I headed to the West Building, linked via an underground walkway, and visited the early twentieth century European photography and the random sculpture and Asian vases. I emerged at 17:45 and called Kiesa to arrange a rendezvous at 18:30 for supper. I walked through the National Gallery of Art's sculpture garden (my favorite was the typewriter eraser, caught in the act of falling and bouncing) and took the Metro to Woodley Park, where I rendezvoused with Kiesa and we decided to eat at a sushi restaurant across the street from the Metro stop rather than down the hill in Adams Morgan. I had the vegetable combo sushi platter, which wasn't quite as good as I hoped; Kiesa's steamed vegetables were less interesting than she was expecting as well. We ate dessert at Baskin and Robins across the street and took the Metro one stop south to Dupont Circle, where the Whole Foods next to our hotel was a simple walk down P street. I picked up orange juice and yogurt for breakfast while Kiesa surveyed DC's largest Whole Foods.

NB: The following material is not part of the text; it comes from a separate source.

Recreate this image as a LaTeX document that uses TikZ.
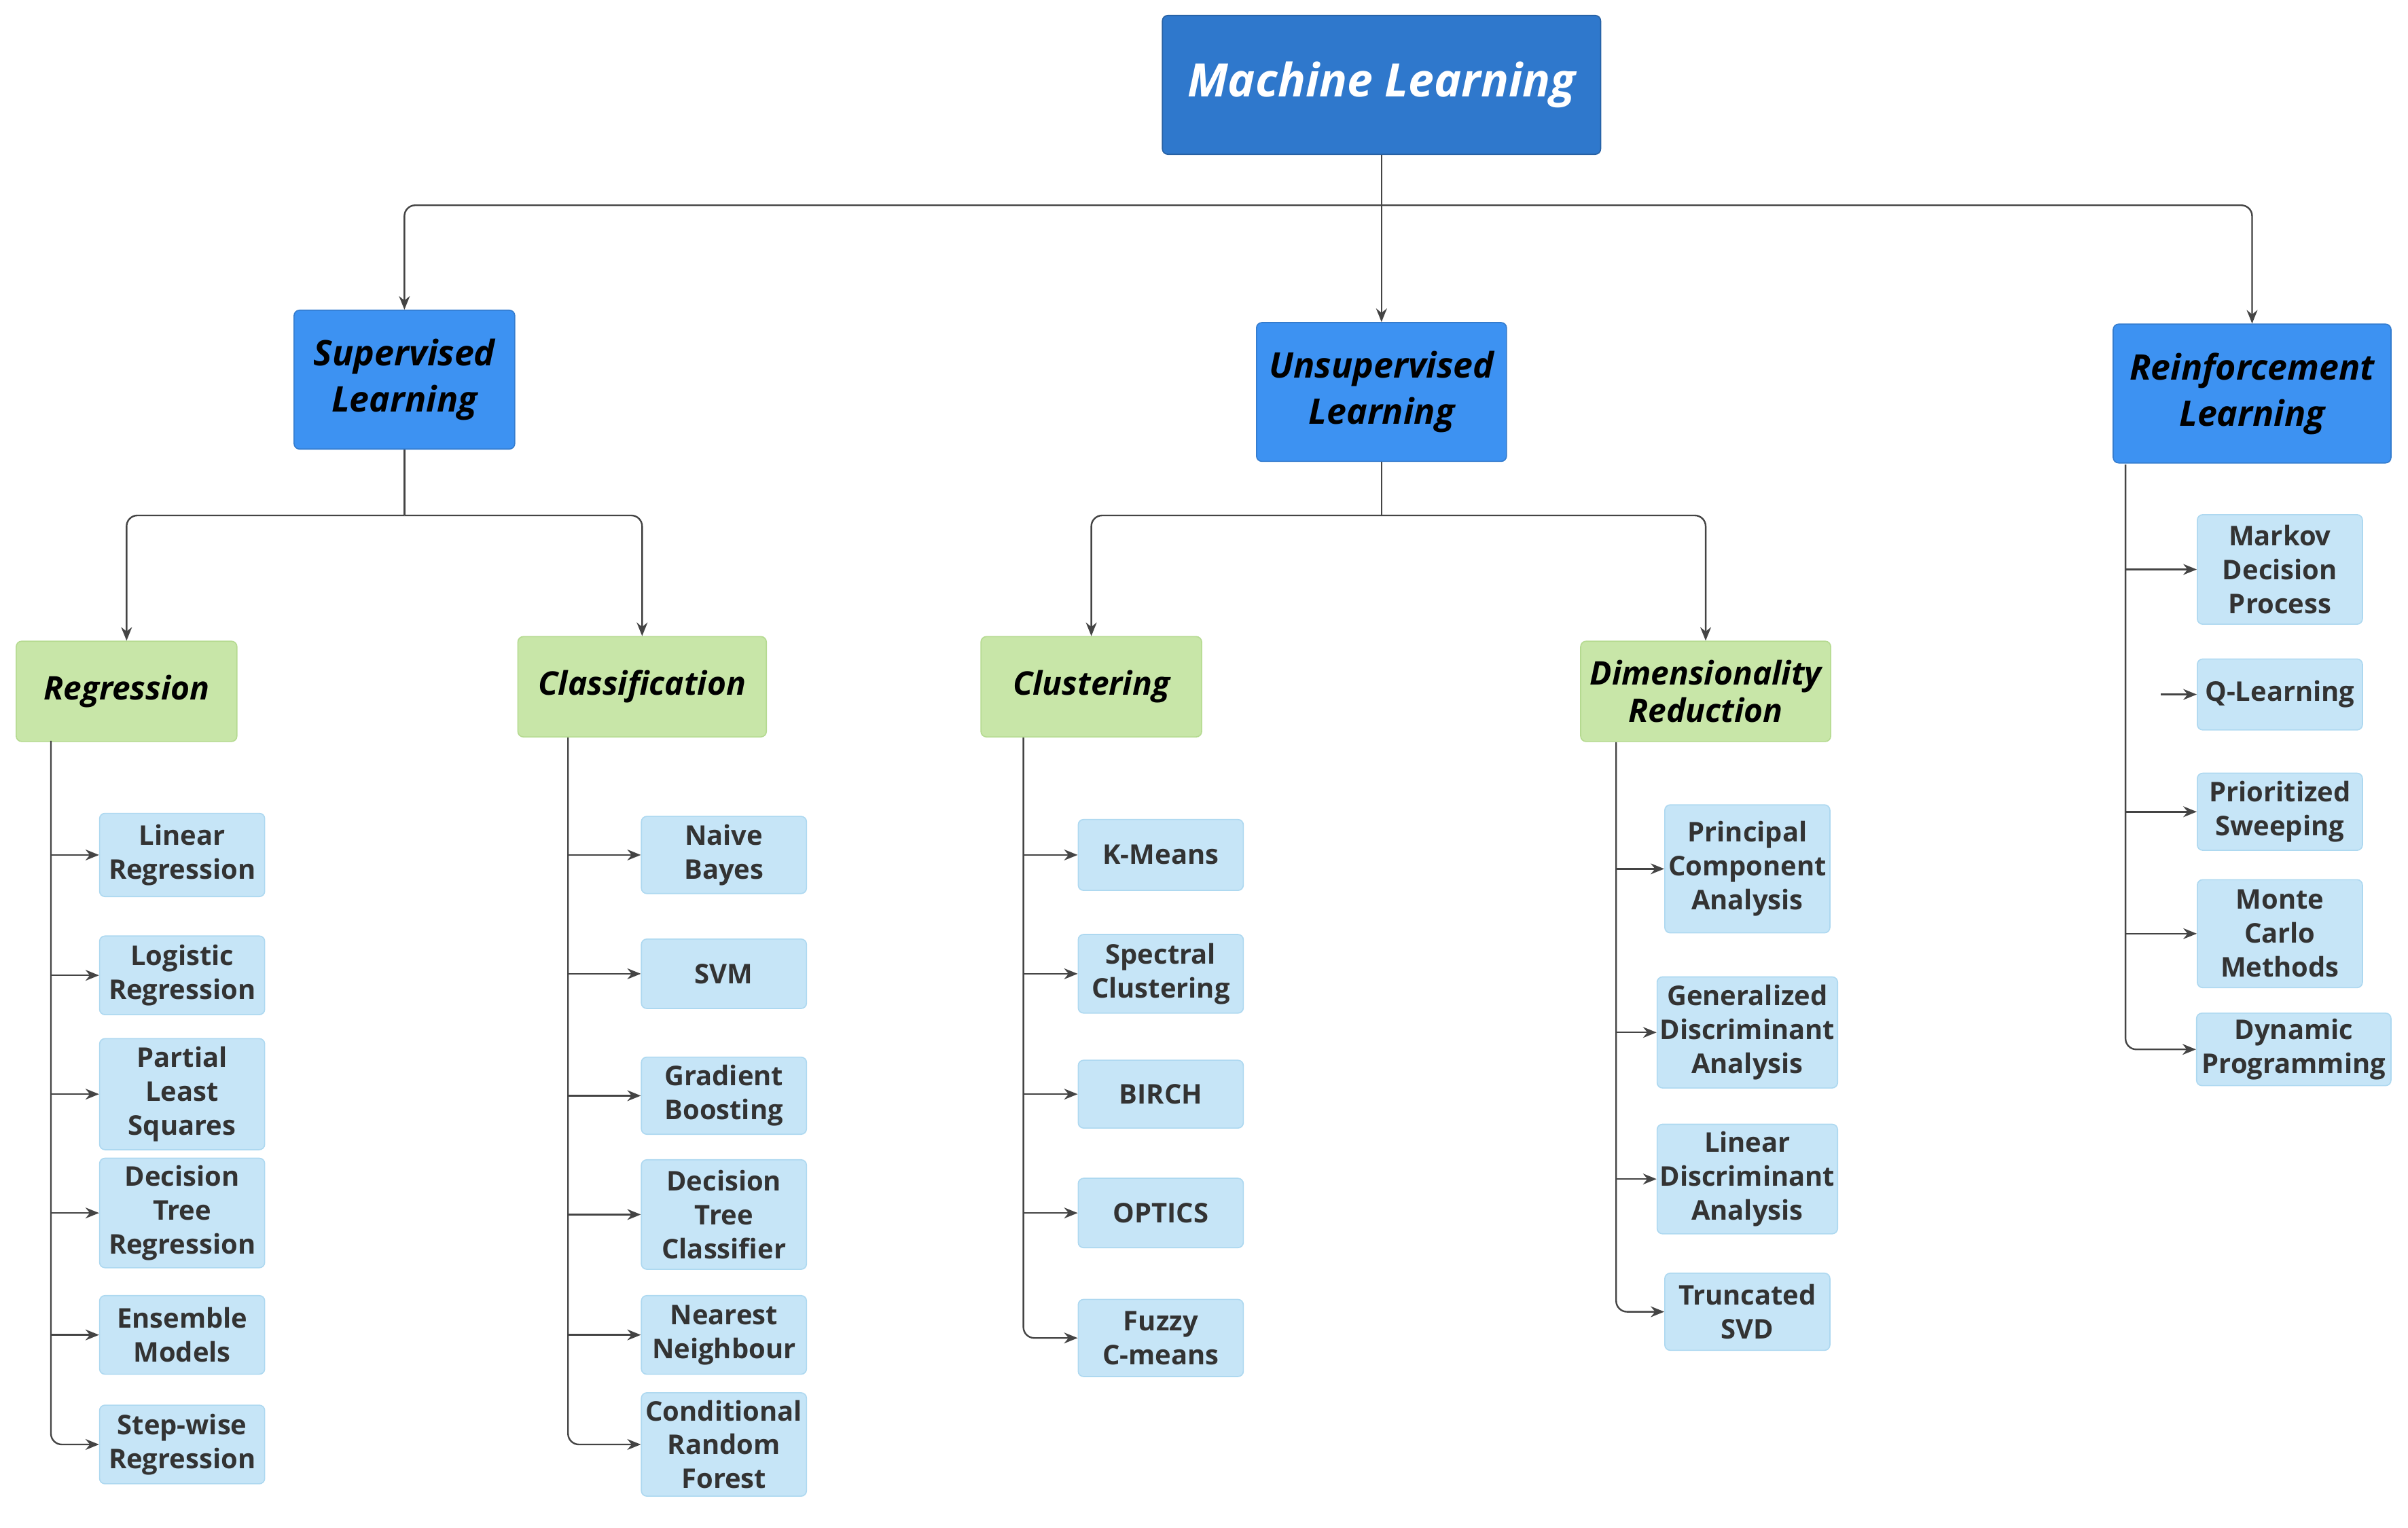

Back at our hotel, we prepared for our last day in the District of Columbia and went to bed early. (The lousy Internet access in the hotel didn't help matters; it didn't seem to be a bandwidth or packet-loss issue so much as a DNS cache issue; some sites I visited would behave poorly, while others (Google, for instance) would load quickly, even customized with my personal home page, suggesting there wasn't much page caching speeding things up.)